Ahn Junghyo (born 1941) is a South Korean novelist and literary translator.
Ahn was born in Seoul. He earned his undergraduate degree in English literature from Sogang University. Upon graduation, he began a career in journalism, working for the Korea Herald and later the Korea Times. He was editorial director for the Korean division of Encyclopædia Britannica from 1971 to 1974. In 1975, Ahn's translation of Gabriel Garcia Marquez's One Hundred Years of Solitude was serialized in the monthly Literature and Thought. From that time until the late 1980s, he translated approximately 150 foreign works into Korean.
Ahn made his debut as a novelist in 1983 with Jeonjaenggwa dosi (전쟁과 도시 Of War and the Metropolis), inspired by his service in the Vietnam War. The novel was first serialized in Literature and Practice. Ahn personally translated the novel into English and it appeared in the US under the title White Badge. In 1992 it was made into a film, shot on location in Vietnam. The book was then reissued in Korea as Hayan jeonjaeng (하얀 전쟁 White War) in 1993. Ahn's major published works include Eunmaneun oji anneunda (은마는 오지 않는다 Silver Stallion), Mineul (미늘 Mineul), and Heolliudeu kideuui saengae (헐리우드 키드의 생애 The Life and Death of the Hollywood Kid). He is the recipient of the Kim Yu-jeong Literary Award for the novella Akbujeon (악부전 Story of a Bad Father).
Although Ahn's worldview is reflected in the depressive undertone characterizing his works, it does not overpower his fundamental faith in human worth nor undermine his ceaseless inquiry into the nature existence that renders his works relevant and meaningful beyond the particular context of Korean history.
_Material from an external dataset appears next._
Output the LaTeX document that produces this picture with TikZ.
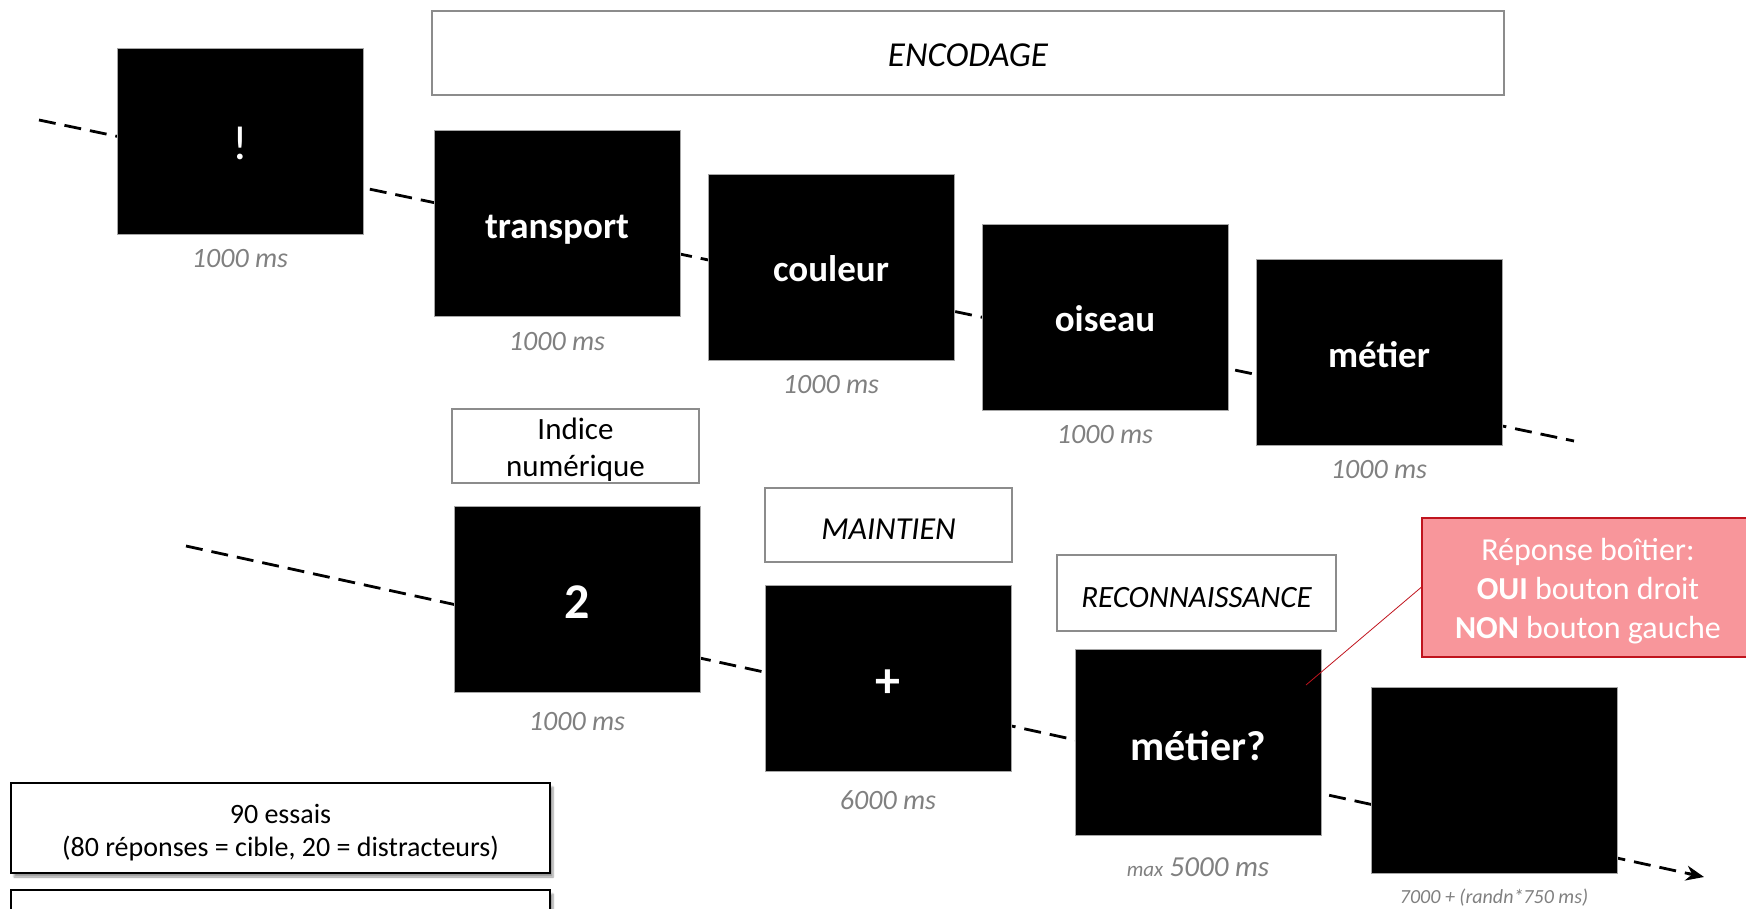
\documentclass[tikz,border=0pt]{standalone}
\usepackage{fontspec}
\setmainfont{Carlito}
\usetikzlibrary{arrows.meta,shadows.blur,calc}
\definecolor{tgray}{RGB}{128,128,128}
\definecolor{lblgray}{RGB}{140,140,140}
\definecolor{redfill}{RGB}{248,150,155}
\definecolor{redline}{RGB}{192,20,30}
\begin{document}
\begin{tikzpicture}[x=1pt,y=-1pt,
 screen/.style={rectangle, fill=black, draw=gray!70, line width=0.8pt, minimum width=246pt, minimum height=186pt, inner sep=0pt, text=white, text height=30pt, text depth=0pt, font=\fontsize{37}{44}\selectfont\bfseries},
 bigsym/.style={text height=38pt, text depth=0pt},
 timelbl/.style={anchor=north, text=tgray, font=\fontsize{28}{34}\selectfont\itshape, inner sep=0pt, yshift=-15pt},
 phase/.style={rectangle, draw=lblgray, line width=1.6pt, fill=white, inner sep=0pt, text height=28pt, text depth=0pt, font=\fontsize{32}{38}\selectfont\itshape},
 timeline/.style={line width=2.8pt, dash pattern=on 17pt off 9pt},
 infobox/.style={rectangle, draw=black, line width=1.8pt, fill=white, inner sep=0pt, blur shadow={shadow xshift=3pt, shadow yshift=-4pt, shadow blur steps=6}},
 boxtext/.style={inner sep=0pt, align=center},
]
\useasboundingbox (0,0) rectangle (1746,909);

% timelines
\coordinate (t1s) at (39,120);
\coordinate (t1e) at (1574,441);
\coordinate (t2s) at (186,546);
\coordinate (t2e) at (1704,877);
\draw[timeline] (t1s) -- (t1e);
\draw[timeline] (t2s) -- ($(t2e)!14pt!(t2s)$);
\draw[line width=2.8pt, -{Stealth[length=18pt,width=15pt]}] ($(t2e)!16pt!(t2s)$) -- (t2e);

% top row screens
\node[screen, font=\fontsize{48}{56}\selectfont, text height=37pt] (excl) at (240,141) {!};
\node[screen] (transport) at (557,223.5) {transport};
\node[screen] (couleur) at (831,267) {couleur};
\node[screen] (oiseau) at (1105,317) {oiseau};
\node[screen] (metier) at (1379,352) {métier};

\node[timelbl] (l1) at (excl.south) {1000 ms};
\node[timelbl] (l2) at (transport.south) {1000 ms};
\node[timelbl] (l3) at (couleur.south) {1000 ms};
\node[timelbl] (l4) at (oiseau.south) {1000 ms};
\node[timelbl] (l5) at (metier.south) {1000 ms};

% bottom row screens
\node[screen, font=\fontsize{50}{58}\selectfont\bfseries, bigsym] (deux) at (577,599) {2};
\node[screen, font=\fontsize{50}{58}\selectfont\bfseries, bigsym] (plus) at (888,678.5) {+};
\node[screen, font=\fontsize{42}{50}\selectfont\bfseries, text height=35pt] (metierq) at (1198,742.5) {métier?};
\node[screen] (blank) at (1494,780.5) {};

\node[timelbl, yshift=-5pt] (l6) at (deux.south) {1000 ms};
\node[timelbl, yshift=-3pt] (l7) at (plus.south) {6000 ms};
\node[timelbl, yshift=-7pt] (l8) at (metierq.south) {{\fontsize{21}{25}\selectfont max} {\fontsize{29}{34}\selectfont 5000 ms}};
\node[timelbl, font=\fontsize{20}{24}\selectfont\itshape] (l9) at (blank.south) {7000 + (randn*750 ms)};

% phase labels
\node[phase, minimum width=1072pt, minimum height=84pt, font=\fontsize{35}{42}\selectfont\itshape] (encodage) at (968,53) {ENCODAGE};
\node[phase, minimum width=247pt, minimum height=74pt] (indice) at (575.5,446) {};
\node[boxtext, font=\fontsize{31}{37}\selectfont, yshift=-4pt] (indicetxt) at (indice.center) {Indice\\numérique};
\node[phase, minimum width=247pt, minimum height=74pt] (maintien) at (888.5,525) {MAINTIEN};
\node[phase, minimum width=279pt, minimum height=76pt, font=\fontsize{31}{37}\selectfont\itshape, text height=29pt] (reconn) at (1196.5,593) {RECONNAISSANCE};

% response callout
\node[rectangle, fill=redfill, draw=redline, line width=2pt, minimum width=332pt, minimum height=139pt, inner sep=0pt] (rep) at (1588,587.5) {};
\node[boxtext, text=white, font=\fontsize{32}{38.6}\selectfont, yshift=-3.7pt] (reptxt) at (rep.center) {Réponse boîtier:\\\textbf{OUI} bouton droit\\\textbf{NON} bouton gauche};
\coordinate (cpt) at (1306,685);
\draw[redline, line width=0.8pt] (rep.west) -- (cpt);

% info boxes
\node[infobox, minimum width=539pt, minimum height=90pt] (essais) at (280.5,828) {};
\node[boxtext, font=\fontsize{28}{33.4}\selectfont, yshift=-4.5pt] (essaistxt) at (essais.center) {90 essais\\(80 réponses = cible, 20 = distracteurs)};
\node[infobox, minimum width=539pt, minimum height=90pt] (info2) at (280.5,935) {};
\end{tikzpicture}
\end{document}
Based on meticulous observations and immaculate depiction of the real world, his works can be dry at times, but still retain a wealth of stories and possibilities for many discoveries.
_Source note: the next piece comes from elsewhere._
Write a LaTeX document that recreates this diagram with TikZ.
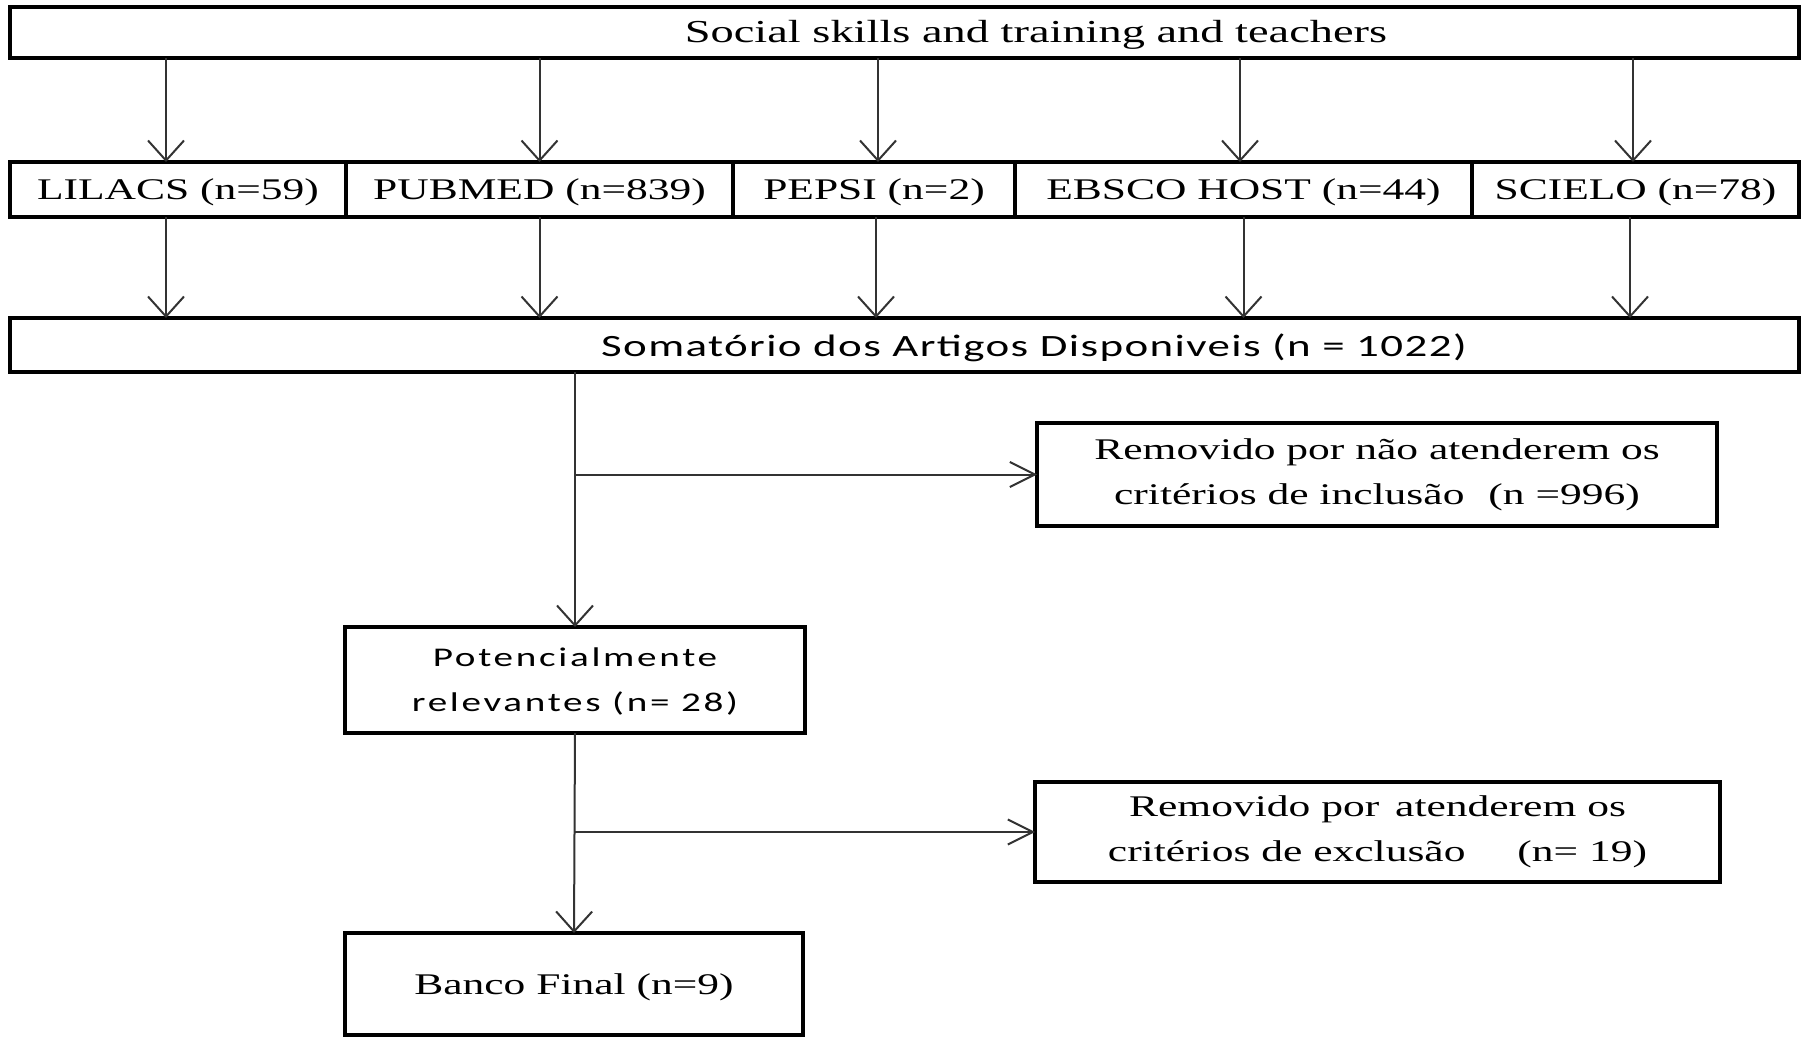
\documentclass[tikz,border=0pt]{standalone}
\usepackage{fontspec}
\setmainfont{Liberation Serif}[FakeStretch=1.45]
\newfontfamily\sumfont{Carlito}[FakeStretch=1.45,LetterSpace=4.5]
\newfontfamily\potfont{Carlito}[FakeStretch=1.45,LetterSpace=10]
\usetikzlibrary{arrows.meta,positioning}

\tikzset{
  box/.style={draw, line width=2pt, inner sep=0pt, outer sep=0pt, font=\fontsize{15}{22.5}\selectfont},
  dbbox/.style={box, minimum height=27.5pt, text depth=0pt},
  link/.style={draw=black!80, line width=1pt, -{Straight Barb[length=10pt,width=18pt,line width=1pt]}},
  side/.style={link, -{Straight Barb[length=12.5pt,width=12.5pt,line width=1pt]}},
}

\begin{document}
\begin{tikzpicture}[x=0.5pt, y=-0.5pt]
  \useasboundingbox (0,0) rectangle (1810,1043);
  % search terms
  \node (search) [box, minimum width=894.5pt, minimum height=25.5pt] at (904.5,32.5) {};
  \node (searchtext) [text depth=0pt] at (1036,31) {\fontsize{16}{16}\selectfont Social skills and training and teachers};
  % databases
  \node (lilacs) [dbbox, minimum width=168pt] at (178,189.5) {LILACS (n=59)};
  \node (pubmed) [dbbox, minimum width=193.5pt, right=0pt of lilacs] {PUBMED (n=839)};
  \node (pepsi) [dbbox, minimum width=141pt, right=0pt of pubmed] {PEPSI (n=2)};
  \node (ebsco) [dbbox, minimum width=228.5pt, right=0pt of pepsi] {EBSCO HOST (n=44)};
  \node (scielo) [dbbox, minimum width=163.5pt, right=0pt of ebsco] {SCIELO (n=78)};
  % sum of articles
  \node (sum) [box, minimum width=894.5pt, minimum height=27pt] at (904.5,345) {};
  \node (sumtext) [text depth=0pt] at (1034,345) {\sumfont\fontsize{15.5}{15.5}\selectfont Somatório dos Artigos Disponiveis (n = 1022)};
  % screening
  \node (rem1) [box, align=center, minimum width=340pt, minimum height=51.5pt] at (1377,474.5)
    {Removido por não atenderem os\\critérios de inclusão\hspace{12pt}(n =996)};
  \node (pot) [box, align=center, minimum width=230pt, minimum height=53pt, text depth=0pt,
    font=\potfont\fontsize{13.5}{22.5}\selectfont] at (575,680) {Potencialmente\\relevantes (n= 28)};
  \node (rem2) [box, align=center, minimum width=342.5pt, minimum height=50pt] at (1377.5,832)
    {Removido por\hspace{8pt}atenderem os\\critérios de exclusão\hspace{26pt}(n= 19)};
  \node (final) [box, minimum width=229pt, minimum height=51pt, text depth=0pt] at (574,984) {Banco Final (n=9)};

  \foreach \db/\dx/\ex in {lilacs/-6/-6, pubmed/0/0, pepsi/2/1, ebsco/-1.75/0, scielo/-1.25/-2.75} {
    \draw[link] ([xshift=\dx pt]\db.north |- search.south) -- ([xshift=\dx pt]\db.north);
    \draw[link] ([xshift=\ex pt]\db.south) -- ([xshift=\ex pt]\db.south |- sum.north);
  }

  \draw[link] (sum.south -| pot.north) -- (pot.north);
  \coordinate (fork1) at (pot.north |- rem1.west);
  \draw[side] (fork1) -- (rem1.west);
  \draw[link] (pot.south) -- (final.north);
  \coordinate (fork2) at (pot.south |- rem2.west);
  \draw[side] (fork2) -- (rem2.west);
\end{tikzpicture}
\end{document}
Silver Stallion offers an intimate, mournful perspective on the Korean War, as the harmony of a tiny village is destroyed by the arrival of friendly foreign troops. In 1950, the hamlet of Kumsan is much the same as it was a century earlier; a rich elder serves as the arbiter of propriety, children play together in gangs, men farm and women run the households. But when air raids begin and Western soldiers set up camp, Kumsan's delicate structure collapses. The author keeps his scale small but faultlessly detailed, letting events unfold primarily through the eyes of Mansik, a young boy whose mother is raped by soldiers and then shunned by the other villagers; eventually, she seeks work in a prostitute shantytown to feed her children.
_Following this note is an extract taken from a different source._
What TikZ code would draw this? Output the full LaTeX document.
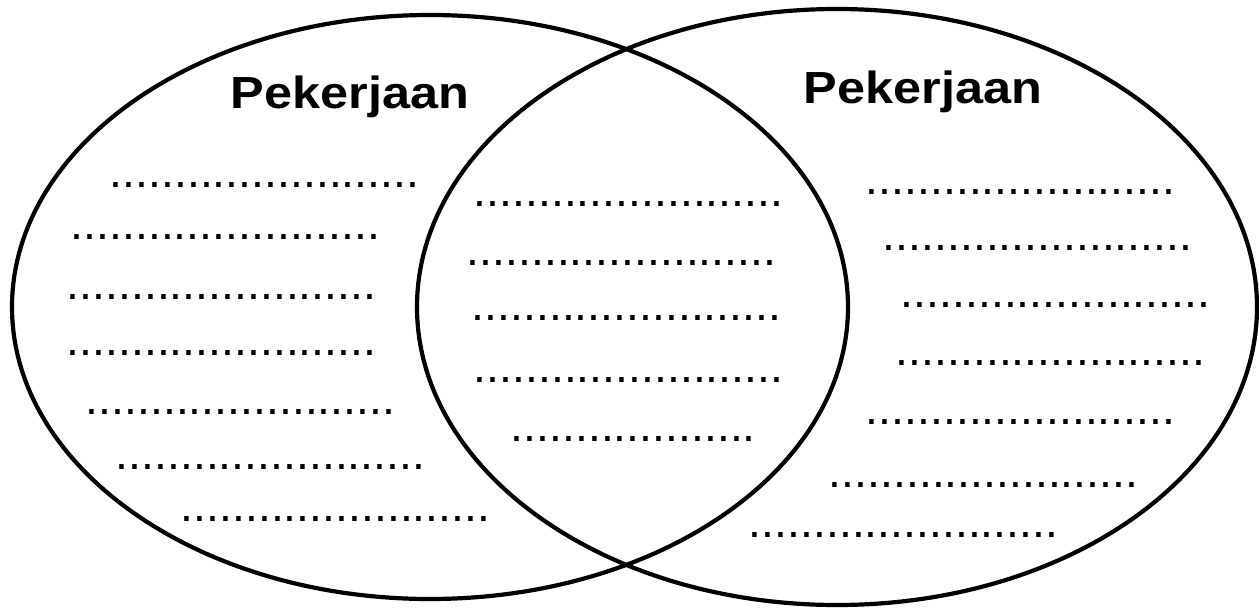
\documentclass[tikz,border=0pt]{standalone}
\usepackage{fontspec}
\setmainfont{Liberation Sans}
\usetikzlibrary{shapes.geometric}

\newcommand{\blankrow}[1]{\foreach \dotidx in {1,...,#1}{.}}

\begin{document}
\begin{tikzpicture}[
x=1pt, y=-1pt,
set/.style={
draw,
ellipse,
line width=4.2pt,
inner sep=0pt
},
title/.style={font=\fontsize{45}{50}\selectfont\bfseries, inner sep=0pt, anchor=base, xscale=1.12},
blank/.style={font=\fontsize{46.4}{50}\selectfont, inner sep=0pt, anchor=base west, xshift=-6.4pt, yshift=-2.2pt}
]
\useasboundingbox (0,0) rectangle (1259,613);

\node[set, minimum width=836pt, minimum height=584pt] (leftSet) at (430,307) {};
\node[set, minimum width=840pt, minimum height=596pt] (rightSet) at (837,307) {};

\node[title] (leftTitle) at (350,108) {Pekerjaan};
\node[title] (rightTitle) at (923,103) {Pekerjaan};


\node[blank] (l1) at (116,185) {\blankrow{24}};
\node[blank] (l2) at (77,237) {\blankrow{24}};
\node[blank] (l3) at (73,297) {\blankrow{24}};
\node[blank] (l4) at (73,353) {\blankrow{24}};
\node[blank] (l5) at (92,412) {\blankrow{24}};
\node[blank] (l6) at (122,467) {\blankrow{24}};
\node[blank] (l7) at (187,519) {\blankrow{24}};

\node[blank] (m1) at (480,204) {\blankrow{24}};
\node[blank] (m2) at (473,263) {\blankrow{24}};
\node[blank] (m3) at (478,318) {\blankrow{24}};
\node[blank] (m4) at (480,380) {\blankrow{24}};
\node[blank] (m5) at (517,439) {\blankrow{19}};

\node[blank] (r1) at (872,192) {\blankrow{24}};
\node[blank] (r2) at (889,248) {\blankrow{24}};
\node[blank] (r3) at (907,305) {\blankrow{24}};
\node[blank] (r4) at (902,363) {\blankrow{24}};
\node[blank] (r5) at (872,422) {\blankrow{24}};
\node[blank] (r6) at (835,485) {\blankrow{24}};
\node[blank] (r7) at (755,535) {\blankrow{24}};

\end{tikzpicture}
\end{document}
Heolliudeu kideuui saengae stars an eccentric character named Lim Byeong-seok, a film buff nicknamed "the Hollywood kid" by his childhood friends. Given the dark milieu of the period, Lim's obsession only seems natural, as going to the cinema offers a rare escape from the impoverished and hopeless conditions of life. Years later, however, the Hollywood kid is still addicted to the fantastic visions of alternate reality offered by the movies. His childhood friend, now a film director, discovers Lim living in abject poverty, spending his days reliving scenes from movies he has seen over the years.